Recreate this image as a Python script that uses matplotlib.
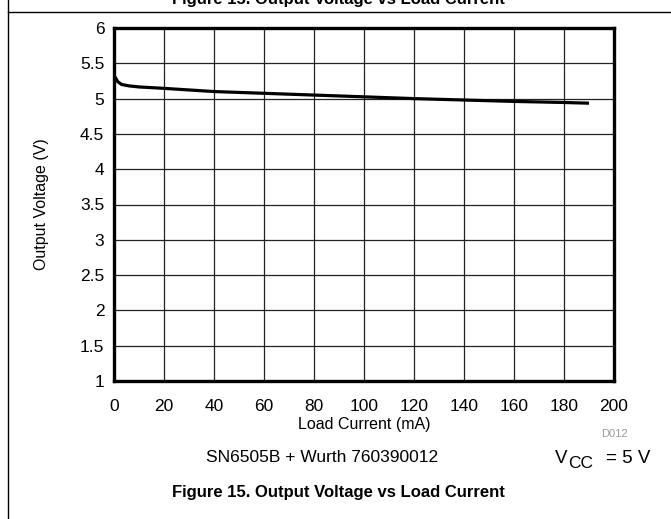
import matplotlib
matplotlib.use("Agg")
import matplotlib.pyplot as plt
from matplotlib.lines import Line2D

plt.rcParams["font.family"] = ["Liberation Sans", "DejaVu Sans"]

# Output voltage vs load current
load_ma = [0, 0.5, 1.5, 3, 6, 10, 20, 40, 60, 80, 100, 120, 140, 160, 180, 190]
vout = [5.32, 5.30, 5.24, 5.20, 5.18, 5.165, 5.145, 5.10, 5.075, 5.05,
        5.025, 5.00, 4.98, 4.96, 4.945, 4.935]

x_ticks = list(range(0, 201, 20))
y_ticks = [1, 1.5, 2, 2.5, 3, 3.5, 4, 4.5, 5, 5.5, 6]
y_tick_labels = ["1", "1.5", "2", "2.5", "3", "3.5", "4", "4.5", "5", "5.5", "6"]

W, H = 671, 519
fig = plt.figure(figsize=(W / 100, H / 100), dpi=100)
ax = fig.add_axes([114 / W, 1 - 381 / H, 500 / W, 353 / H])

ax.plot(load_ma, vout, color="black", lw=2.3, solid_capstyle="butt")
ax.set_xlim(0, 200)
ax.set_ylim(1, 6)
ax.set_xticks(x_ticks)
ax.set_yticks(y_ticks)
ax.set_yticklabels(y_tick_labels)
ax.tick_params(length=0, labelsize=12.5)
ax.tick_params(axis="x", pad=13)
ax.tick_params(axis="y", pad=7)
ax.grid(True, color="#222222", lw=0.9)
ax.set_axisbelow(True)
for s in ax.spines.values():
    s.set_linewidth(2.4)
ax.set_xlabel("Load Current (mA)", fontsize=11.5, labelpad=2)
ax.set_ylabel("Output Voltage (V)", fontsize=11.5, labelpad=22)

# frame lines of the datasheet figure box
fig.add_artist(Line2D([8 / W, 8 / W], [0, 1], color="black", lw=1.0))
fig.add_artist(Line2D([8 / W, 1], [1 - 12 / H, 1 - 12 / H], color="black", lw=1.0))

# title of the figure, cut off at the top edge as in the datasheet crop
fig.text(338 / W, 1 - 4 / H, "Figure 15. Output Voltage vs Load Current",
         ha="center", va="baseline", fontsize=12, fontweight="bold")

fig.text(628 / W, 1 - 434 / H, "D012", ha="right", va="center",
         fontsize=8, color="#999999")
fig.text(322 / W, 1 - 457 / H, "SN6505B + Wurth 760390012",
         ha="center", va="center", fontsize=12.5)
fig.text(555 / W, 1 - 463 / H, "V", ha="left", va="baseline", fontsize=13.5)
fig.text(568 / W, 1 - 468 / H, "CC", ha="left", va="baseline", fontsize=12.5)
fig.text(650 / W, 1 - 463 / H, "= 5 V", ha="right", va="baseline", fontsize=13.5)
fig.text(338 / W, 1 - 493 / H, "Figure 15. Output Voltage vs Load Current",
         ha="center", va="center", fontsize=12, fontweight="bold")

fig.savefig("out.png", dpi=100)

* * * * *

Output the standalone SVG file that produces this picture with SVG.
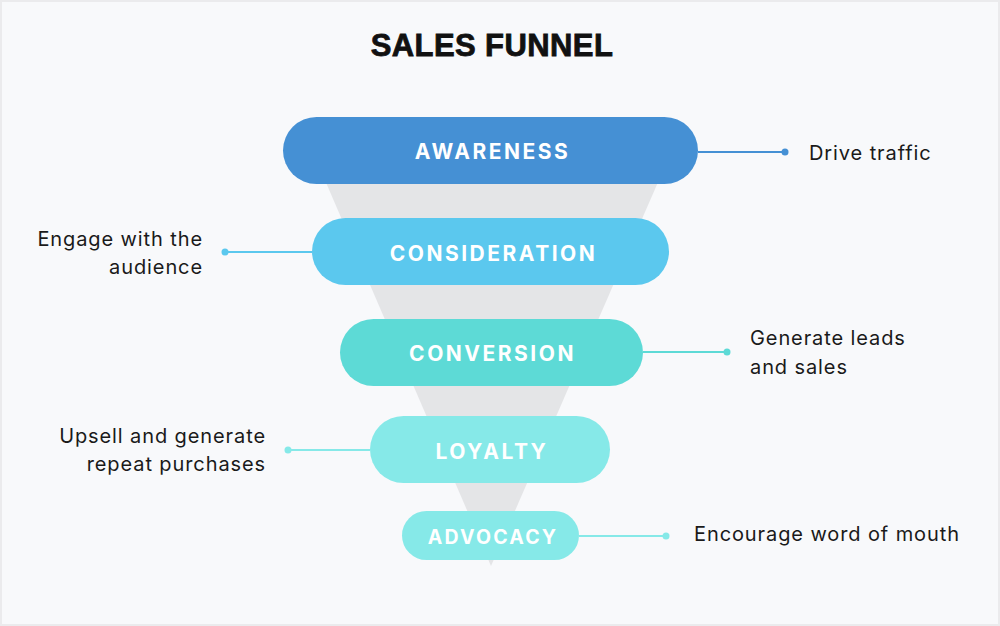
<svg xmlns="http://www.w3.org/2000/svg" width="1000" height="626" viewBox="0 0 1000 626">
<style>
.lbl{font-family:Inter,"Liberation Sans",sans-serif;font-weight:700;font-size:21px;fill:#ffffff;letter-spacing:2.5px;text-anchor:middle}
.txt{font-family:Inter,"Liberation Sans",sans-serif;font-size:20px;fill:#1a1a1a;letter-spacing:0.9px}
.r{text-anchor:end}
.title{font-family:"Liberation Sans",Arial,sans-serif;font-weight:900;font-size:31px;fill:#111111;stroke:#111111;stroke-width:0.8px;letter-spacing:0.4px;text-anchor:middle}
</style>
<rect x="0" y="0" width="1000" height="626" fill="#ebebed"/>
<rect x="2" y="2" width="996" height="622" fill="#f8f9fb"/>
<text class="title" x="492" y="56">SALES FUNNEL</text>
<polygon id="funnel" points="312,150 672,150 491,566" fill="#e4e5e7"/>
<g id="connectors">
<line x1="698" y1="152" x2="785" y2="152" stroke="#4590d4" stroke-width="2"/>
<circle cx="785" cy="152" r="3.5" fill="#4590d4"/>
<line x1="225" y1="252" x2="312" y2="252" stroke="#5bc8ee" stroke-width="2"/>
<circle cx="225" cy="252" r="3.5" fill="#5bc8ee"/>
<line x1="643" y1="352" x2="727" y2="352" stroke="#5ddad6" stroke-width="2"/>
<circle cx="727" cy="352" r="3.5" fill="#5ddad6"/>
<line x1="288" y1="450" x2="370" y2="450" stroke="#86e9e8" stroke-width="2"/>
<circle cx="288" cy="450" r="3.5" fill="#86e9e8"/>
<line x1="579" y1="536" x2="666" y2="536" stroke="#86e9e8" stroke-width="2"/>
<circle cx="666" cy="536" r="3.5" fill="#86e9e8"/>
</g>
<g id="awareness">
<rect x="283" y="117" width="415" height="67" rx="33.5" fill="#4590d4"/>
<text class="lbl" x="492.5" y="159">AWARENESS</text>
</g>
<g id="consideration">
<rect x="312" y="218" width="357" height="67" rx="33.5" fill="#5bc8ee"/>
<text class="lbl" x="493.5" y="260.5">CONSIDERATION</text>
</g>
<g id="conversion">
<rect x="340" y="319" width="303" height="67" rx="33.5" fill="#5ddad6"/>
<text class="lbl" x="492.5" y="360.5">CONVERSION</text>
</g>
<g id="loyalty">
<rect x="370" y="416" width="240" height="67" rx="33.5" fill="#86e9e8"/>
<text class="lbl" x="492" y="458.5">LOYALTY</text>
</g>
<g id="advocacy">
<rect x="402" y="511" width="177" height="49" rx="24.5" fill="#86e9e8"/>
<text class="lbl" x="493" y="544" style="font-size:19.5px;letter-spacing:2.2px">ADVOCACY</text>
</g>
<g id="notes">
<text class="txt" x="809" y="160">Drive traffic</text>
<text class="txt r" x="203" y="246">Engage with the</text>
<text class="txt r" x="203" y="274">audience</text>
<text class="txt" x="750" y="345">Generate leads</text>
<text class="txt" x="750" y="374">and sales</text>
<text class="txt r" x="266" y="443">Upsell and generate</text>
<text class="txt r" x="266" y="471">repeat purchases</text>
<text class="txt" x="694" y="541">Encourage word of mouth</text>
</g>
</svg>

* * * * *

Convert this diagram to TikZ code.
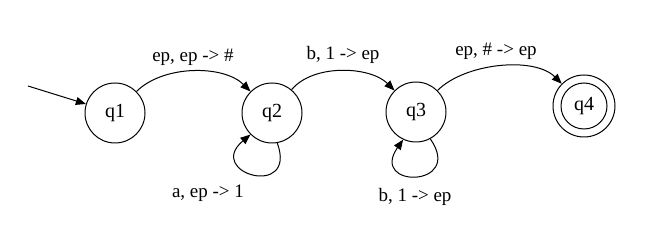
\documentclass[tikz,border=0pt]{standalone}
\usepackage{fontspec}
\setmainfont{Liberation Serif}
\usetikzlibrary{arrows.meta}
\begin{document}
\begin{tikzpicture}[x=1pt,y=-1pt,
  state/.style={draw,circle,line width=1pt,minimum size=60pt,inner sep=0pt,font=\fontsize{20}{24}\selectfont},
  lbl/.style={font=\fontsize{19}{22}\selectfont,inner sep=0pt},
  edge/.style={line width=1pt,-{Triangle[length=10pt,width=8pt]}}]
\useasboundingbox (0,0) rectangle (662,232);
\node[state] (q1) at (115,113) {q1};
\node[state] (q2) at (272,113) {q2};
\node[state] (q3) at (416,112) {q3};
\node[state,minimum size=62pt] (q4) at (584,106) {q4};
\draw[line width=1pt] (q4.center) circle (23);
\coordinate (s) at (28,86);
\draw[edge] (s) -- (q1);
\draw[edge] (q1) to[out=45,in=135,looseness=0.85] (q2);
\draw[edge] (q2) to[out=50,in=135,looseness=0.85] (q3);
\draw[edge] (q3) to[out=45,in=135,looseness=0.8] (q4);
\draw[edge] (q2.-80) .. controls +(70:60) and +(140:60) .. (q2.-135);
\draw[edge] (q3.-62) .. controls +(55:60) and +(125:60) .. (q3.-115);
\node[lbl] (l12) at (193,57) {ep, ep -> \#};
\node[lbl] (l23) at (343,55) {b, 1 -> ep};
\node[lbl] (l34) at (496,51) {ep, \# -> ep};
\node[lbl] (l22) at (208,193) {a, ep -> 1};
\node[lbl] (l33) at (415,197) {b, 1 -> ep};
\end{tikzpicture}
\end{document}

* * * * *

YOUR OBJECTIVE —
Give the lines above again exactly, from the one containing "Recreate this image" to the one containing "ax = fig.add_axes([114", both included, but leave out the pictures.

WORKED ANSWER —
Recreate this image as a Python script that uses matplotlib.
import matplotlib
matplotlib.use("Agg")
import matplotlib.pyplot as plt
from matplotlib.lines import Line2D

plt.rcParams["font.family"] = ["Liberation Sans", "DejaVu Sans"]

# Output voltage vs load current
load_ma = [0, 0.5, 1.5, 3, 6, 10, 20, 40, 60, 80, 100, 120, 140, 160, 180, 190]
vout = [5.32, 5.30, 5.24, 5.20, 5.18, 5.165, 5.145, 5.10, 5.075, 5.05,
        5.025, 5.00, 4.98, 4.96, 4.945, 4.935]

x_ticks = list(range(0, 201, 20))
y_ticks = [1, 1.5, 2, 2.5, 3, 3.5, 4, 4.5, 5, 5.5, 6]
y_tick_labels = ["1", "1.5", "2", "2.5", "3", "3.5", "4", "4.5", "5", "5.5", "6"]

W, H = 671, 519
fig = plt.figure(figsize=(W / 100, H / 100), dpi=100)
ax = fig.add_axes([114 / W, 1 - 381 / H, 500 / W, 353 / H])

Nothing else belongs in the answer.